Task directions:
Go through the entries one line at a time, and gather every line that has the word "this".

Records to process:
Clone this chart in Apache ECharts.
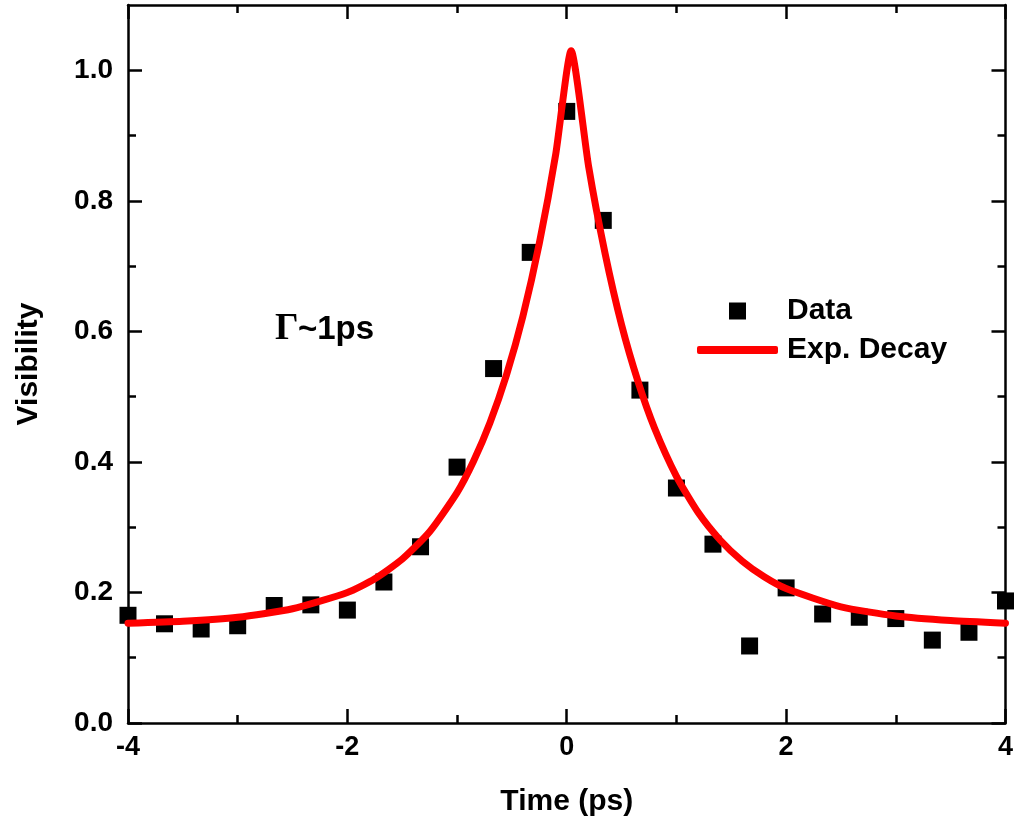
--
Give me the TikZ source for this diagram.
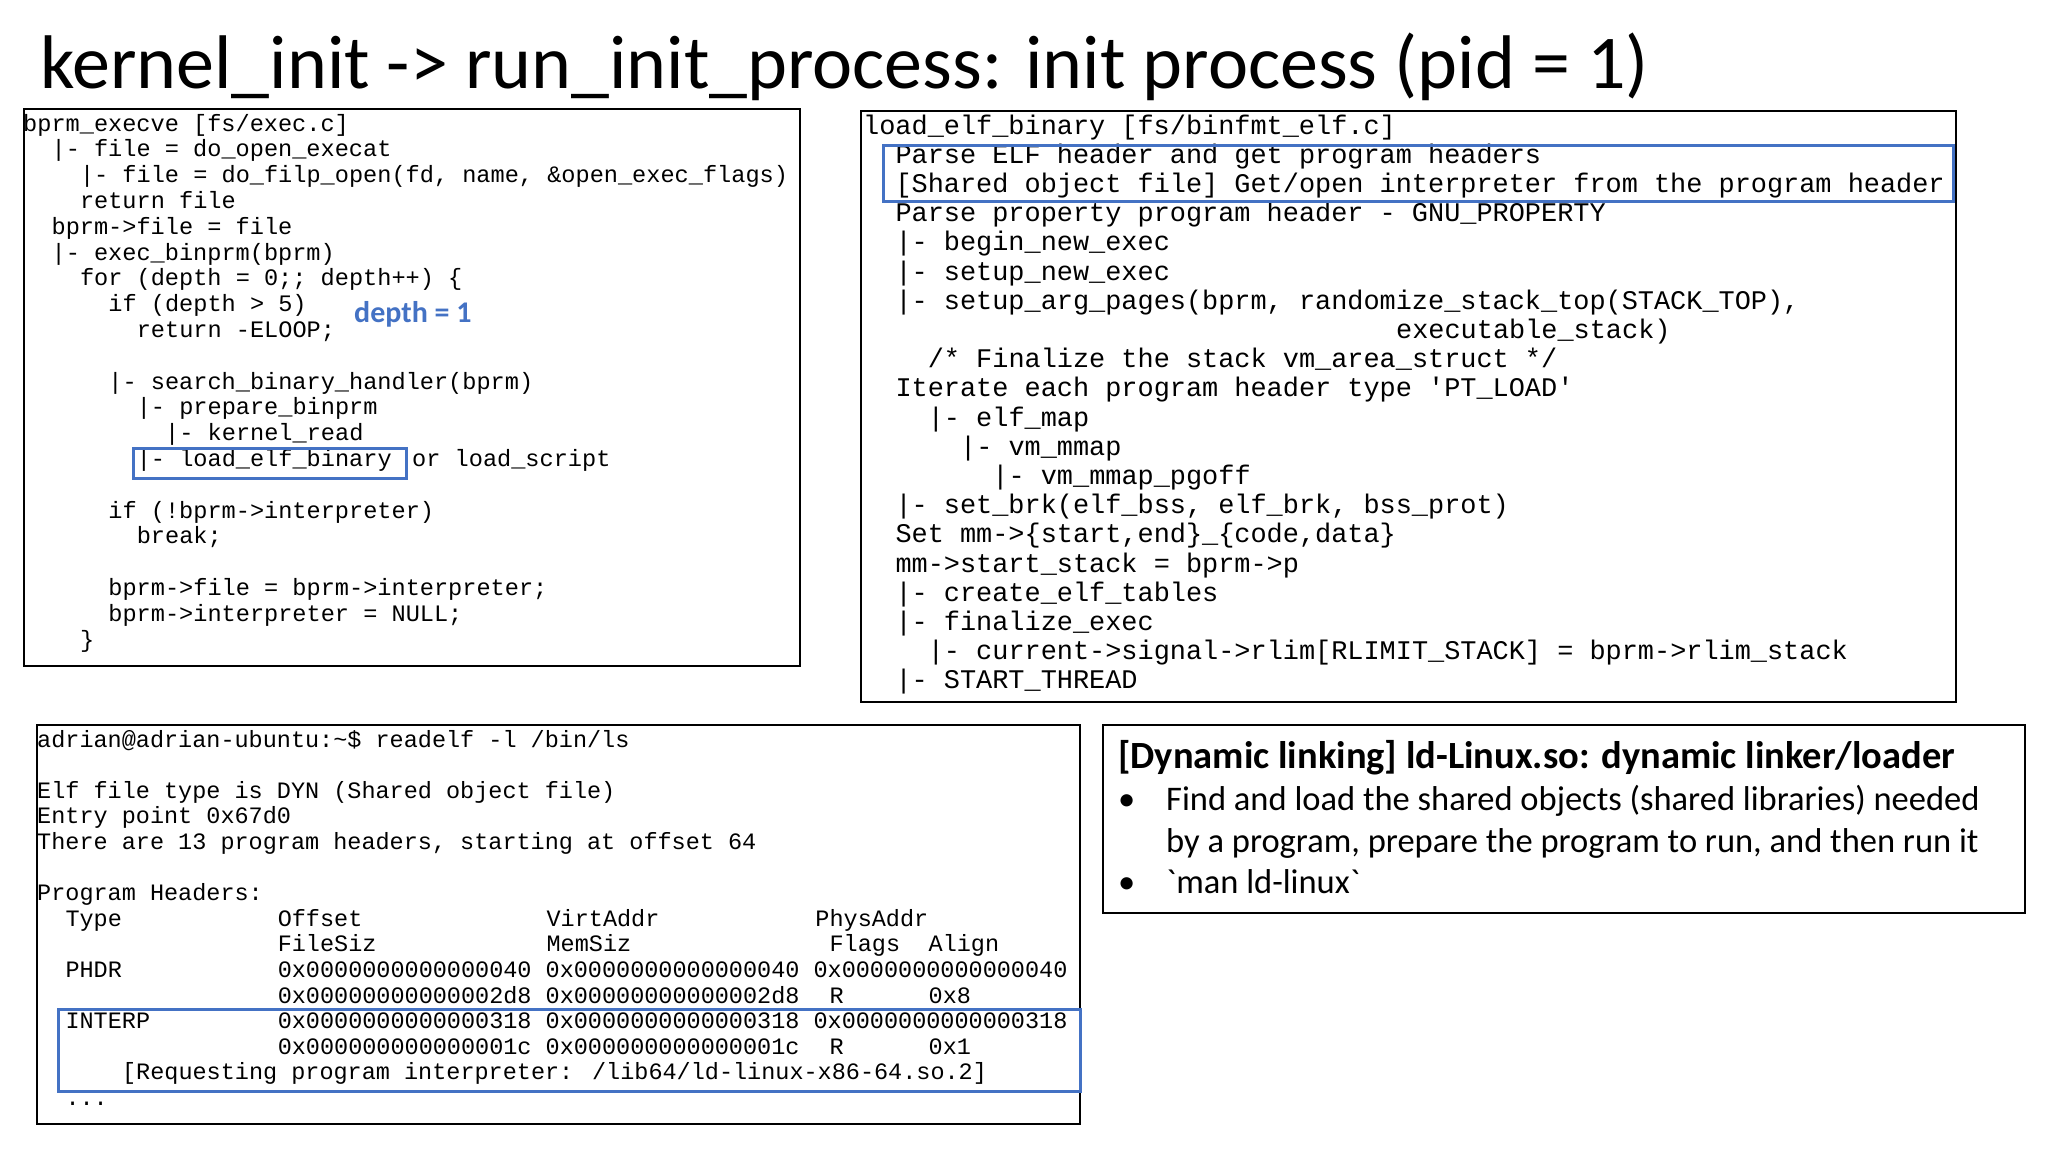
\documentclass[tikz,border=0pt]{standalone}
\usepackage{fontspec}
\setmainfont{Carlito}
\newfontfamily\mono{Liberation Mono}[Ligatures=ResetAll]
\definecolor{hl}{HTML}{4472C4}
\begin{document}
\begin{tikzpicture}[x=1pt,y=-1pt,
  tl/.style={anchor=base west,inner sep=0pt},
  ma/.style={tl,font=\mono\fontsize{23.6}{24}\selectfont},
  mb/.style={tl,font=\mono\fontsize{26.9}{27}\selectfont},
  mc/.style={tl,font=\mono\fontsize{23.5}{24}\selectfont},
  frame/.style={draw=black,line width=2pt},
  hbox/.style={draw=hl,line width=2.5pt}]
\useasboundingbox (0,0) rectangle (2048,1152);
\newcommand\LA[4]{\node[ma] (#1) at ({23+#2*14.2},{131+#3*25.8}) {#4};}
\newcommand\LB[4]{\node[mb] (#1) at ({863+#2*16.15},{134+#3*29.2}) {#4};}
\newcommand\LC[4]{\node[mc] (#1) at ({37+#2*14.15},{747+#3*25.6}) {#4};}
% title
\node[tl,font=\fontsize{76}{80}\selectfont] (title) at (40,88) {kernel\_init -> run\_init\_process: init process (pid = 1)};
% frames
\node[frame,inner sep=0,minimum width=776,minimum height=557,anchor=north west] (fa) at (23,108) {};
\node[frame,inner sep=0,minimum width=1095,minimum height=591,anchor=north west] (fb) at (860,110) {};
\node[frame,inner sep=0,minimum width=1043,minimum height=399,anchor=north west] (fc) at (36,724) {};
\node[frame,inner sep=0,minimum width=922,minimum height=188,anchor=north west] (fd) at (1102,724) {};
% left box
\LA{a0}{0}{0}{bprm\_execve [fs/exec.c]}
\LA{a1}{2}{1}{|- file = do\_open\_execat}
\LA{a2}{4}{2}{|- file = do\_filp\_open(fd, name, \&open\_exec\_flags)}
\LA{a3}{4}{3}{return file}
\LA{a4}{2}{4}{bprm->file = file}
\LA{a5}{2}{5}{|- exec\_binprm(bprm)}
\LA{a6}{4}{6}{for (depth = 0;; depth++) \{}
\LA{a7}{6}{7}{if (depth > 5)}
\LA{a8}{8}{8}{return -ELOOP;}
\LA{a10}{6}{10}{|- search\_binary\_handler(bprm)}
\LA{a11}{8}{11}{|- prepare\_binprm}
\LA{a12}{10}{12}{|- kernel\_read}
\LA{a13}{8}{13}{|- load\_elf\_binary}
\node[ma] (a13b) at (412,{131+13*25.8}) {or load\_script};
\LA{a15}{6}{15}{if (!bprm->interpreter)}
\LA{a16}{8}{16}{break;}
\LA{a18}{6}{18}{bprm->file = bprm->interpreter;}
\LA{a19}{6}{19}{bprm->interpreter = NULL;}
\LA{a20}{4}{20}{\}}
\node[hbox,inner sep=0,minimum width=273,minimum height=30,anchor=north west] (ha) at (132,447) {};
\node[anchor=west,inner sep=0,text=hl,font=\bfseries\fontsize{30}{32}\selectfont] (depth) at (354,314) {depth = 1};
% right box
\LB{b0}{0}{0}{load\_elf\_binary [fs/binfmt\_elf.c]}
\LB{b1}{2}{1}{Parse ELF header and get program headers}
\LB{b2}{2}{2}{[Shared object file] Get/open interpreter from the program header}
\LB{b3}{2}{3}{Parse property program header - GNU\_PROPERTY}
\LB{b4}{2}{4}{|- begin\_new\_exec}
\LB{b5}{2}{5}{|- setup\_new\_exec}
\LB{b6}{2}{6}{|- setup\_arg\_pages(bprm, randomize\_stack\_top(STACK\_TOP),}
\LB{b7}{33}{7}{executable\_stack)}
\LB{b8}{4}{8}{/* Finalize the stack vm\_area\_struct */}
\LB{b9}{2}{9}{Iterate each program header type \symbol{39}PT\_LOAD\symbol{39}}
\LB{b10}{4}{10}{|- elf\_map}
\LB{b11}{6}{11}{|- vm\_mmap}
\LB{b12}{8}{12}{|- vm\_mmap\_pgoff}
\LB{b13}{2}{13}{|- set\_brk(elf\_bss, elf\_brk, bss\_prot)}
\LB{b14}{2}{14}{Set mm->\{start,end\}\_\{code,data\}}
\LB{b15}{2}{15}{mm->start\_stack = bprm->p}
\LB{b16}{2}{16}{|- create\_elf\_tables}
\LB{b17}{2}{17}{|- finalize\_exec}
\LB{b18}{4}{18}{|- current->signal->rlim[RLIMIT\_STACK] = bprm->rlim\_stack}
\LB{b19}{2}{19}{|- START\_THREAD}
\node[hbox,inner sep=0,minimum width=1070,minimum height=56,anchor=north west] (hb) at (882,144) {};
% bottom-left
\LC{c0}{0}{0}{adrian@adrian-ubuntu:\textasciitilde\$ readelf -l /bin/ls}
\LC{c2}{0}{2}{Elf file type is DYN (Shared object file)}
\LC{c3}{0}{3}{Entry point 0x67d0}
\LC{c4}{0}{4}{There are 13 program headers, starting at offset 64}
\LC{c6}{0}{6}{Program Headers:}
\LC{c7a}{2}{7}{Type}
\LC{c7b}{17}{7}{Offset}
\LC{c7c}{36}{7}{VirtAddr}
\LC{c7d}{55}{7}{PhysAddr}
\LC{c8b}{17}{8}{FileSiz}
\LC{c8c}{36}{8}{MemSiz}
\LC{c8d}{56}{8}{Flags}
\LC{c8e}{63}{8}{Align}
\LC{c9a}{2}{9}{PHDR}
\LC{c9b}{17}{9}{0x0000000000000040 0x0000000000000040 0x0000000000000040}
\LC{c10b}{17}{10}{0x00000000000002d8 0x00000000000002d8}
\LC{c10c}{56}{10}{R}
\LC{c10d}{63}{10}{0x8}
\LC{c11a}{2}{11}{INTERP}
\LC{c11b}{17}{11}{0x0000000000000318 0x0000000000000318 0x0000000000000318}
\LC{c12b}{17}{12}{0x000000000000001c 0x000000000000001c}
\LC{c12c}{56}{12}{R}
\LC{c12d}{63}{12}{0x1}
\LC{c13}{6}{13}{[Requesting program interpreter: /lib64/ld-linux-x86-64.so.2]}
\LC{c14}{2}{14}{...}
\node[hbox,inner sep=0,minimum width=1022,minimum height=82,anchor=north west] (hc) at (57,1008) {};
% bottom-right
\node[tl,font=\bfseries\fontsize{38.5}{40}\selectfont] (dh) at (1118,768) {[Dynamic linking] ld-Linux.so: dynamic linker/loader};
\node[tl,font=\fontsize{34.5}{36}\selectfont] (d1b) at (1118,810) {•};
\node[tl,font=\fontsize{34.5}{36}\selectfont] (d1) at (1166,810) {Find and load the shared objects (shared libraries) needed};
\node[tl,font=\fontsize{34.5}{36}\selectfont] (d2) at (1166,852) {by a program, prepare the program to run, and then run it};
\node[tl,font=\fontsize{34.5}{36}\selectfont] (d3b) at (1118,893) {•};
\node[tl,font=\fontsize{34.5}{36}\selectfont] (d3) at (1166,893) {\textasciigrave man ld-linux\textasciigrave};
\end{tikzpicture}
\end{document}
...
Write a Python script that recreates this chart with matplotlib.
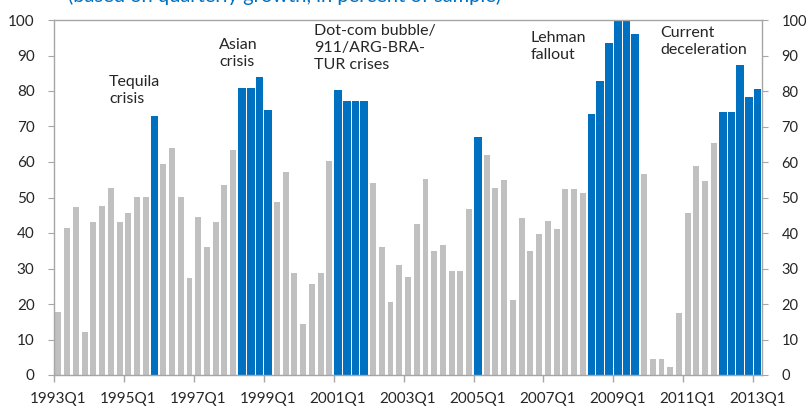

Right answer:
Clone this chart in Apache ECharts.
Give me the TikZ source for this diagram.
Write a Python script that recreates this chart with matplotlib.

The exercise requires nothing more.